Entries ::
#####
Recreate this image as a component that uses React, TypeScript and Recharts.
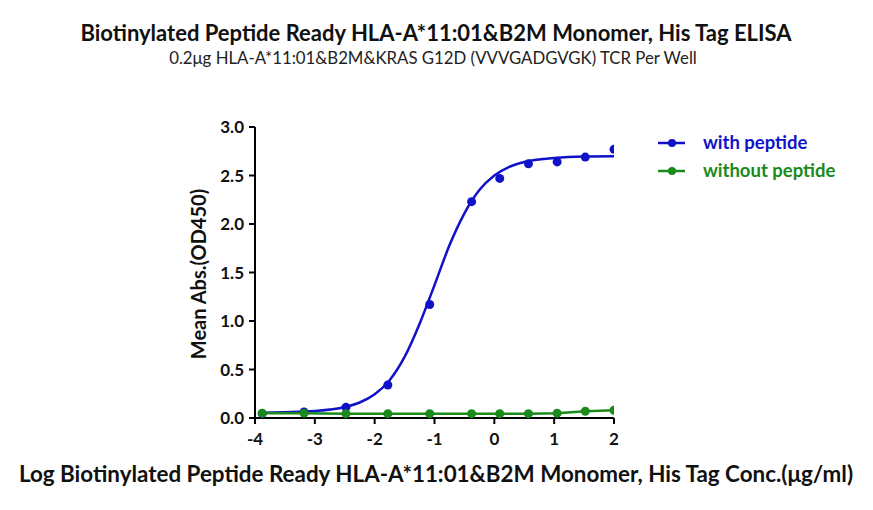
#####
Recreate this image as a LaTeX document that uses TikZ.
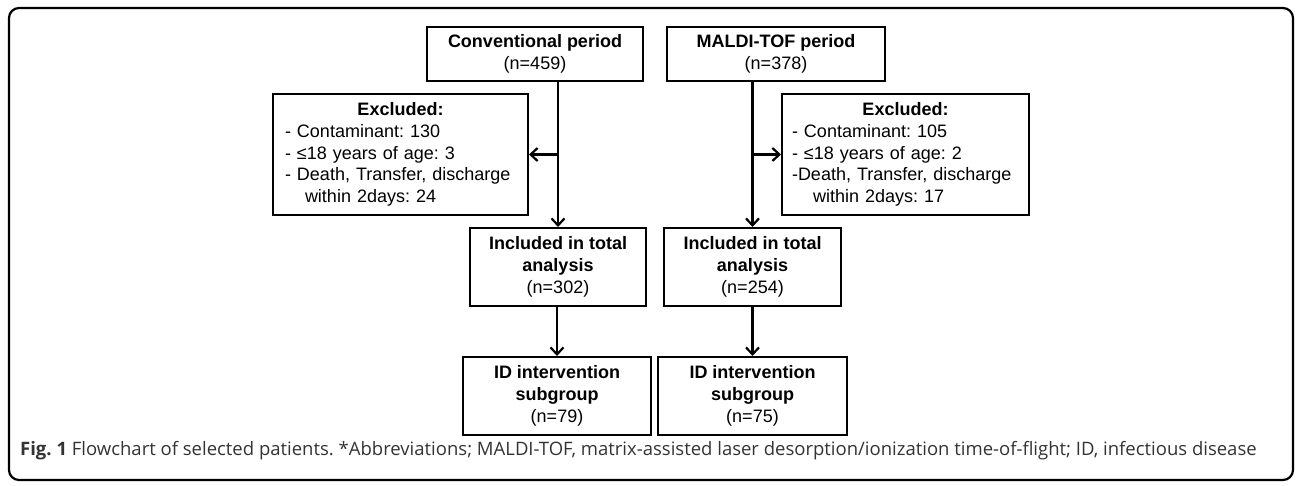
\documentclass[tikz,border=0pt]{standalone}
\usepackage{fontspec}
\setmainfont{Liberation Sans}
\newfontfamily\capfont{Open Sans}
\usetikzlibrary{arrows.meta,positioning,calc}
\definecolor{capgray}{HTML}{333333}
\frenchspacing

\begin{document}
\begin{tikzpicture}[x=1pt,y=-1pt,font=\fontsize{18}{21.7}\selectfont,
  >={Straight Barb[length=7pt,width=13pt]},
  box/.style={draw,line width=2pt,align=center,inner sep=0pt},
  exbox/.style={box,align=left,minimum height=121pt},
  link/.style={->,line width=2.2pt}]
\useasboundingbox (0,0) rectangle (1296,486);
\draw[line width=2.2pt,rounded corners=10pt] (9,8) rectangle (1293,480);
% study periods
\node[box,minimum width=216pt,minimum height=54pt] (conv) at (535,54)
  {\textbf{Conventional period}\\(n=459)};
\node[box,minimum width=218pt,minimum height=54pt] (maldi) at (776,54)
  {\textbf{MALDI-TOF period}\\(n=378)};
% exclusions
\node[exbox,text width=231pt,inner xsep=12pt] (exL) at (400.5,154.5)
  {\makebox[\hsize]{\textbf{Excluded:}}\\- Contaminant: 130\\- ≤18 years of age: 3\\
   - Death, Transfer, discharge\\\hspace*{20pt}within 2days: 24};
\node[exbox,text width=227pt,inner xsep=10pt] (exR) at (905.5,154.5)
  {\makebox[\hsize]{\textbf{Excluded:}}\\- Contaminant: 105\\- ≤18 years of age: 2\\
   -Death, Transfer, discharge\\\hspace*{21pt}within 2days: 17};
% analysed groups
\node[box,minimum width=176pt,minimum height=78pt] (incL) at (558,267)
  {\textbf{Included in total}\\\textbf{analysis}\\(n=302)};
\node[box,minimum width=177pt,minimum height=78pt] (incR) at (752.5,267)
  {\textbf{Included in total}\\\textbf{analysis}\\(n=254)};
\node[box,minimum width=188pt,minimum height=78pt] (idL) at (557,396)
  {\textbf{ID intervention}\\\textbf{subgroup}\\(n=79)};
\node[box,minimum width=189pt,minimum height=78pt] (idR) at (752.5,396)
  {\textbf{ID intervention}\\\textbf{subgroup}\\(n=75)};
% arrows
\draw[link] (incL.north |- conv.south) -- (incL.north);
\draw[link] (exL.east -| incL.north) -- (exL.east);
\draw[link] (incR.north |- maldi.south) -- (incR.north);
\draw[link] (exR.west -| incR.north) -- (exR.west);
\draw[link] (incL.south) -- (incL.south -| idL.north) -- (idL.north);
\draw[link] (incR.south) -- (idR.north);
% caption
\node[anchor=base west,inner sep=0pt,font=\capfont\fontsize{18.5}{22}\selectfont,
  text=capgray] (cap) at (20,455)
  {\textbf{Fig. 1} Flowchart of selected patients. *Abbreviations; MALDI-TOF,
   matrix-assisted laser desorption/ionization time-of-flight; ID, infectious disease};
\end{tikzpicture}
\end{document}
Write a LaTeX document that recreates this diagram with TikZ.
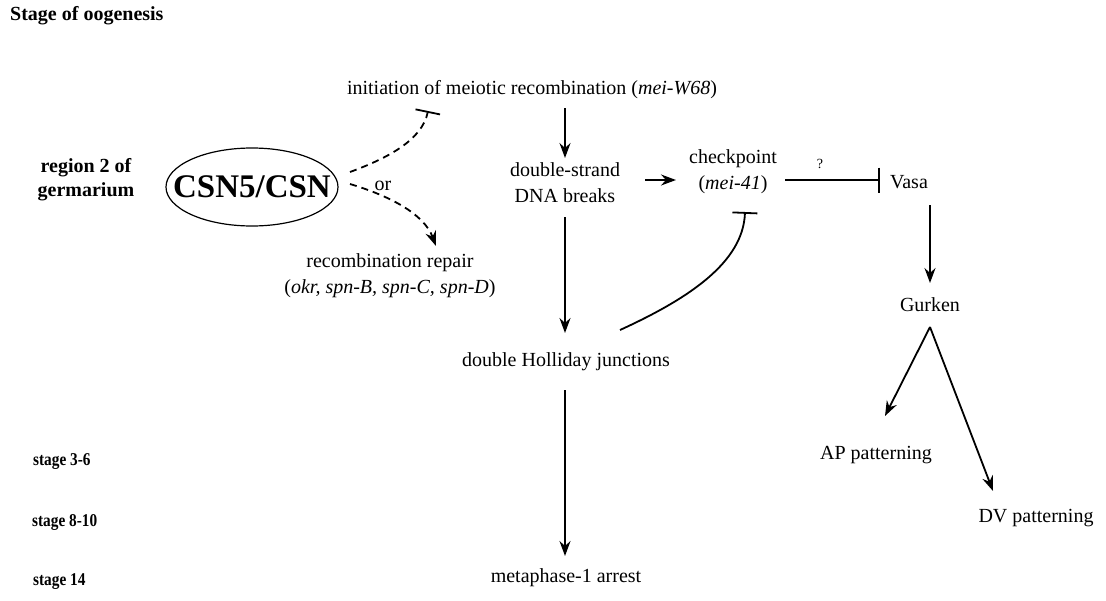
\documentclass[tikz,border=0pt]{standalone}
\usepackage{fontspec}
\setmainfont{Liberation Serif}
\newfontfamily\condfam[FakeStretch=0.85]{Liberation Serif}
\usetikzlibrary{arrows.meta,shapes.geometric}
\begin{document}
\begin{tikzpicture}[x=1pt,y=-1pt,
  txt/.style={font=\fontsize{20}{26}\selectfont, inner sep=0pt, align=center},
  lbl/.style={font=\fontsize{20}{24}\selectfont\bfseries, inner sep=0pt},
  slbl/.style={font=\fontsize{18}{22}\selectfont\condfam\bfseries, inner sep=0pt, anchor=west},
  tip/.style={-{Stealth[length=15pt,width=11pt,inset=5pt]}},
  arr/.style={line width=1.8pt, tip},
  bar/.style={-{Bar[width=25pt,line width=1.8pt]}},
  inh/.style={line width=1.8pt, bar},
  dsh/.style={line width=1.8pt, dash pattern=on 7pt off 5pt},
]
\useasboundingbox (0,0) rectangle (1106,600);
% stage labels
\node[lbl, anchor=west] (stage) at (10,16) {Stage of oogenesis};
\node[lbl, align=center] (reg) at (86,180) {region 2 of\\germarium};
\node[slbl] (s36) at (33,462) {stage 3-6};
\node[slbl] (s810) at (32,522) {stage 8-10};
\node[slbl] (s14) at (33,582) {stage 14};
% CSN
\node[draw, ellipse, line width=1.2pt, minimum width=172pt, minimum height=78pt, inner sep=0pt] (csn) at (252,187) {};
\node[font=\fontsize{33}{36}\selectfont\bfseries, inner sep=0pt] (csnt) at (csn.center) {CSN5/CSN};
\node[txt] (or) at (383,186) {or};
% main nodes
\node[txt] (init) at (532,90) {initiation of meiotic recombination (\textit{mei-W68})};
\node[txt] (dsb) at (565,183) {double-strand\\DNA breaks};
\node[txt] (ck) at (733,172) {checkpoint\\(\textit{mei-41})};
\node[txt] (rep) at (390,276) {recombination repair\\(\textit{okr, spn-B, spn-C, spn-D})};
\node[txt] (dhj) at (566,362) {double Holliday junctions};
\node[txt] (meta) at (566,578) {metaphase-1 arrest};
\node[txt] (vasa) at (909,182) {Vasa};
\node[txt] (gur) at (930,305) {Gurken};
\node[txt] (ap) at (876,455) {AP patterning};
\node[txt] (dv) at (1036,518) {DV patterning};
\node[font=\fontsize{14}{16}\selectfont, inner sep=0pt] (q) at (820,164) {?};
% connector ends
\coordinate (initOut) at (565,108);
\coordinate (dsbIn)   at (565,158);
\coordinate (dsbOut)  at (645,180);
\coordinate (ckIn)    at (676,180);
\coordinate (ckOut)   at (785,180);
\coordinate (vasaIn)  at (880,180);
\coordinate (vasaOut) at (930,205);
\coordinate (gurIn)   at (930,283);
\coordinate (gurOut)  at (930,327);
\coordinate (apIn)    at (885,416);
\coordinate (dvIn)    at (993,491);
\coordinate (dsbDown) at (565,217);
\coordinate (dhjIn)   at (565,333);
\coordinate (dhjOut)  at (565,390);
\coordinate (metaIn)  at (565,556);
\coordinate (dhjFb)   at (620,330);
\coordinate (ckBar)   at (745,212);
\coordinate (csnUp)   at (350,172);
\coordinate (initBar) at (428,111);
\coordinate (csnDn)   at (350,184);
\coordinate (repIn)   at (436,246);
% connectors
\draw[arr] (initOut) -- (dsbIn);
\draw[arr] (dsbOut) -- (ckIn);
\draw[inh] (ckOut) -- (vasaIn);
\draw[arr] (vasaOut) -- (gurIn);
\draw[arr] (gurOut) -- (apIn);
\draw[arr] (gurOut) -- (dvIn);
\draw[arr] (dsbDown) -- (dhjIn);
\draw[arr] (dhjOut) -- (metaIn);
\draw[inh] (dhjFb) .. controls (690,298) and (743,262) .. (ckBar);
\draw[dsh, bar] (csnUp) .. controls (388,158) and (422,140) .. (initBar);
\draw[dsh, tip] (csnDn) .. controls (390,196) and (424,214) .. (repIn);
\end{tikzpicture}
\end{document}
#####
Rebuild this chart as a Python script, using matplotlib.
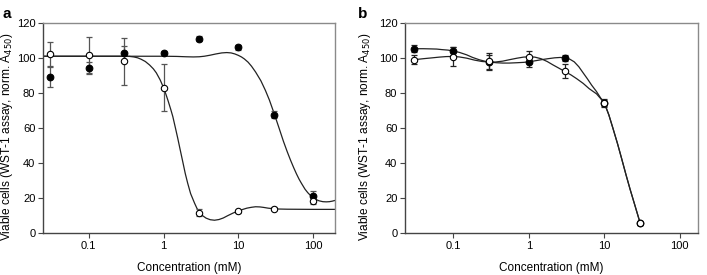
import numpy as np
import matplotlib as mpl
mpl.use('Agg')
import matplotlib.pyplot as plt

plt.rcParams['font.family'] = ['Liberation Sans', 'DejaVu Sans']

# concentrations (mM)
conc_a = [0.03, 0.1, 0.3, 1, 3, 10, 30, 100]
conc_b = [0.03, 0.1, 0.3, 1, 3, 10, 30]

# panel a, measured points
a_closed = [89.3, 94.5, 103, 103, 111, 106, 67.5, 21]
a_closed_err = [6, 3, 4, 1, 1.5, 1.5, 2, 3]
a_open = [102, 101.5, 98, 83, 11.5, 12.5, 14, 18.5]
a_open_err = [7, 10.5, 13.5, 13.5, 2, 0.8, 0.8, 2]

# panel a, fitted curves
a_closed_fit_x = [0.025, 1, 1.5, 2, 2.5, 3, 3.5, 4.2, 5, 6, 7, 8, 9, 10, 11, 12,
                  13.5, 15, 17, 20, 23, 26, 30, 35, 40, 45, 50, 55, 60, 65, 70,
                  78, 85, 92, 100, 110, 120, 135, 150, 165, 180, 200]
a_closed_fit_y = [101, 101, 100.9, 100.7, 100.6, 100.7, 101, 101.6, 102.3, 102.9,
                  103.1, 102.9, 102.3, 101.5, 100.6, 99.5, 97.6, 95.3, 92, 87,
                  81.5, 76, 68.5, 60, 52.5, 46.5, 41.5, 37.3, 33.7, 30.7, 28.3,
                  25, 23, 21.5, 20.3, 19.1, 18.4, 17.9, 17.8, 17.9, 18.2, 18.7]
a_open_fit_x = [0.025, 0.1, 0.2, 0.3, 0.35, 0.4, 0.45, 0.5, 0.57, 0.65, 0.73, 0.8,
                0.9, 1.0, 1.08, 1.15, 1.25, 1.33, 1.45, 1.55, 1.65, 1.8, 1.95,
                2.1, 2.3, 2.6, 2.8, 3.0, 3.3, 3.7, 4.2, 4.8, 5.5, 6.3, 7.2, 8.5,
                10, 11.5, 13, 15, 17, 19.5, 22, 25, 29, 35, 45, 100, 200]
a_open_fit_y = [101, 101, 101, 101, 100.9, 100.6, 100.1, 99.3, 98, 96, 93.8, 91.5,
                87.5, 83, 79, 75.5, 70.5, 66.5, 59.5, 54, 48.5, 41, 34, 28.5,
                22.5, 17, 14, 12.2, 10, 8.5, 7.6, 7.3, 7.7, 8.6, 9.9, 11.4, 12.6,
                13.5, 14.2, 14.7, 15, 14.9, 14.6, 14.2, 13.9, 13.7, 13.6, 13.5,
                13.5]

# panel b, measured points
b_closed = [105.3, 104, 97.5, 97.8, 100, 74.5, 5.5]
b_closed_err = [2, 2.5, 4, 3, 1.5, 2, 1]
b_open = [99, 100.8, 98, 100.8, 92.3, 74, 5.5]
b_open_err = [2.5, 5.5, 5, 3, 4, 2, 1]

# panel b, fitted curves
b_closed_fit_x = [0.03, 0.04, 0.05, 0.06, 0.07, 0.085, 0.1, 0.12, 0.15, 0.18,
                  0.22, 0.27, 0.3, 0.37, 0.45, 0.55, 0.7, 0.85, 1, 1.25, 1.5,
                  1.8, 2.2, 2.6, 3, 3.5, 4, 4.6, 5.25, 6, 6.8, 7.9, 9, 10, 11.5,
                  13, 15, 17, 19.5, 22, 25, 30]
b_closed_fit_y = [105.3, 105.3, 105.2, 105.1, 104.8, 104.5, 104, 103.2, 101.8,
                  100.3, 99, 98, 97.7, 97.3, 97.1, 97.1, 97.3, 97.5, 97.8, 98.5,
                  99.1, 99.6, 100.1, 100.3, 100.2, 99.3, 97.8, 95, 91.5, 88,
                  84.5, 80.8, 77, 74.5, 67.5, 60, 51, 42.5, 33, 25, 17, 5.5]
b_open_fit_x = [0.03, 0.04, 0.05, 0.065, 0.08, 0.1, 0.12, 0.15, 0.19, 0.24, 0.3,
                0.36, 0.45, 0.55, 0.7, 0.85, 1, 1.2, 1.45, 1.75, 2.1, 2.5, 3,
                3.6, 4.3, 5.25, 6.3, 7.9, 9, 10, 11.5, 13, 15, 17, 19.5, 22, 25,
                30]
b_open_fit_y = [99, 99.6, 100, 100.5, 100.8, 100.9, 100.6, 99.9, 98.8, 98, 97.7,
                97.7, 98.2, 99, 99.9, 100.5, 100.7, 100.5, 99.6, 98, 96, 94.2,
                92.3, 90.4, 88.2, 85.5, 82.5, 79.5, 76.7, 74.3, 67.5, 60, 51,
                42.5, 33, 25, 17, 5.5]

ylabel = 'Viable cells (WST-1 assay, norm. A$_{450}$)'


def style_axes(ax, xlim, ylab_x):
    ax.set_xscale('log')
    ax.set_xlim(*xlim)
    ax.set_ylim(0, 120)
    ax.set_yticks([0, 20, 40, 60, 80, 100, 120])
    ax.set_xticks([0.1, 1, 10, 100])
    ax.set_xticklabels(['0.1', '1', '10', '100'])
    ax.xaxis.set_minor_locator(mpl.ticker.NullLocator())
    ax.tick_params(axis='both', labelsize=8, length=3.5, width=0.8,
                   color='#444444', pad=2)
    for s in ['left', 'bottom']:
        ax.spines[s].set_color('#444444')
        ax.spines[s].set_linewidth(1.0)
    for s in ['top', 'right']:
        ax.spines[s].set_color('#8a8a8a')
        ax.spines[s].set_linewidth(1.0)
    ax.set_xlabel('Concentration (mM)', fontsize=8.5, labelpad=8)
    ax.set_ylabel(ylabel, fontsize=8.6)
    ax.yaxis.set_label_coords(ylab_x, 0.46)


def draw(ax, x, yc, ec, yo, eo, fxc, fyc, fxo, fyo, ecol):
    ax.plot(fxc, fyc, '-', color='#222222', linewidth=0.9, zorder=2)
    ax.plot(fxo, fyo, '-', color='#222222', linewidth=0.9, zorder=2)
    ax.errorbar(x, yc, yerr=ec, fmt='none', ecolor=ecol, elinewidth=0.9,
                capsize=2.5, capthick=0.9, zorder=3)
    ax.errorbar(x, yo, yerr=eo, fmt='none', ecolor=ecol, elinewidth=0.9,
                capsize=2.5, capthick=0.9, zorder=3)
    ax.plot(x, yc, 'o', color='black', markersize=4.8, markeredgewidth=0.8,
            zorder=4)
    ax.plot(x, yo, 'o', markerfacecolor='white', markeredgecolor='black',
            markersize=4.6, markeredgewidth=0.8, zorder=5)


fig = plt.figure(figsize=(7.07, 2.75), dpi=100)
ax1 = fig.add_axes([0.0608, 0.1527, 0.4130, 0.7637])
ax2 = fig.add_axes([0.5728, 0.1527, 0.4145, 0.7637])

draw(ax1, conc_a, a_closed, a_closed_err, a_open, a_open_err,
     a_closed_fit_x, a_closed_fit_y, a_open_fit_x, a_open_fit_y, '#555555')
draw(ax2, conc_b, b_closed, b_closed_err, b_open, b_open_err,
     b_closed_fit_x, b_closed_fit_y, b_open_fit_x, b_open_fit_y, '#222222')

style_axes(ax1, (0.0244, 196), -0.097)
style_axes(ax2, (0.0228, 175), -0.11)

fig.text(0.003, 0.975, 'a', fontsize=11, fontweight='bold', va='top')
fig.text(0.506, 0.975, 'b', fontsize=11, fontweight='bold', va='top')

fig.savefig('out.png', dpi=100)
#####
Exercise aim :: Pictures are not part of the copy. Reproduce the lines from the one containing "Rebuild this chart" through the one containing "a_open_err = [7, 10.5, 13.5, 13.5, 2, 0.8, 0.8, 2]", exactly and nothing more.

Solution ::
Rebuild this chart as a Python script, using matplotlib.
import numpy as np
import matplotlib as mpl
mpl.use('Agg')
import matplotlib.pyplot as plt

plt.rcParams['font.family'] = ['Liberation Sans', 'DejaVu Sans']

# concentrations (mM)
conc_a = [0.03, 0.1, 0.3, 1, 3, 10, 30, 100]
conc_b = [0.03, 0.1, 0.3, 1, 3, 10, 30]

# panel a, measured points
a_closed = [89.3, 94.5, 103, 103, 111, 106, 67.5, 21]
a_closed_err = [6, 3, 4, 1, 1.5, 1.5, 2, 3]
a_open = [102, 101.5, 98, 83, 11.5, 12.5, 14, 18.5]
a_open_err = [7, 10.5, 13.5, 13.5, 2, 0.8, 0.8, 2]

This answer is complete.